Question

Show that the equation $$4\cos ^{2}x-3\sin ^{2}x=1$$ can be written as $$7\cos ^{2}x=4$$.

Answer

**step1** Understanding the Goal

The problem asks us to demonstrate that the initial equation, $$4\cos ^{2}x-3\sin ^{2}x=1$$, can be transformed into the target equation, $$7\cos ^{2}x=4$$. This requires manipulating the given equation using known mathematical identities.

**step2** Recalling the Fundamental Trigonometric Identity

We know a fundamental relationship between sine squared and cosine squared for any angle $$x$$. This identity states that the sum of the square of the sine of $$x$$ and the square of the cosine of $$x$$ is always equal to 1.
Expressed mathematically: $$\sin ^{2}x+\cos ^{2}x=1$$

**step3** Expressing Sine Squared in terms of Cosine Squared

From the fundamental identity $$\sin ^{2}x+\cos ^{2}x=1$$, we can rearrange it to express $$\sin ^{2}x$$ in terms of $$\cos ^{2}x$$.
We subtract $$\cos ^{2}x$$ from both sides of the identity:
$$\sin ^{2}x = 1 - \cos ^{2}x$$
This expression allows us to replace the $$\sin ^{2}x$$ term in the original equation.
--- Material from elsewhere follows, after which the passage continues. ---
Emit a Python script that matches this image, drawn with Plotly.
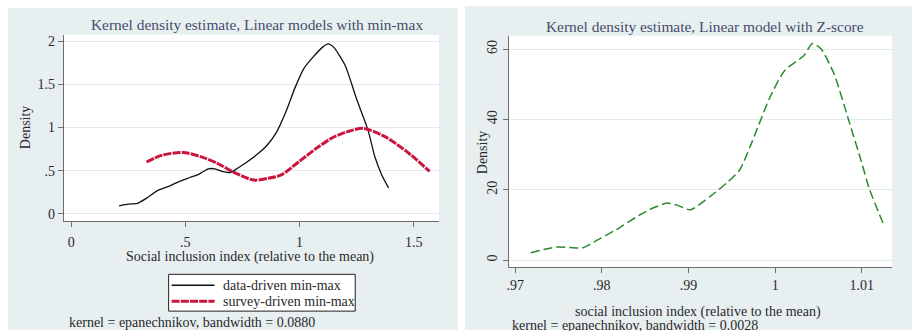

**step4** Substituting the Expression into the Original Equation

Now, we take the original equation given in the problem:
$$4\cos ^{2}x-3\sin ^{2}x=1$$
And we substitute $$(1 - \cos ^{2}x)$$ in place of $$\sin ^{2}x$$:
$$4\cos ^{2}x-3(1 - \cos ^{2}x)=1$$

**step5** Distributing and Expanding the Equation

Next, we distribute the number -3 to each term inside the parentheses:
$$4\cos ^{2}x - (3 \times 1) - (3 \times -\cos ^{2}x)=1$$
This simplifies to:
$$4\cos ^{2}x - 3 + 3\cos ^{2}x=1$$

**step6** Combining Like Terms

On the left side of the equation, we have two terms involving $$\cos ^{2}x$$ ($$4\cos ^{2}x$$ and $$3\cos ^{2}x$$) and a constant term (-3). We combine the terms with $$\cos ^{2}x$$:
$$(4+3)\cos ^{2}x - 3=1$$
This gives us:
$$7\cos ^{2}x - 3=1$$

**step7** Isolating the Cosine Squared Term

Our final step is to isolate the $$\cos ^{2}x$$ term to match the target equation. We do this by adding 3 to both sides of the equation:
$$7\cos ^{2}x - 3 + 3 = 1 + 3$$
This results in:
$$7\cos ^{2}x=4$$
This successfully shows that the original equation can be written as the target equation.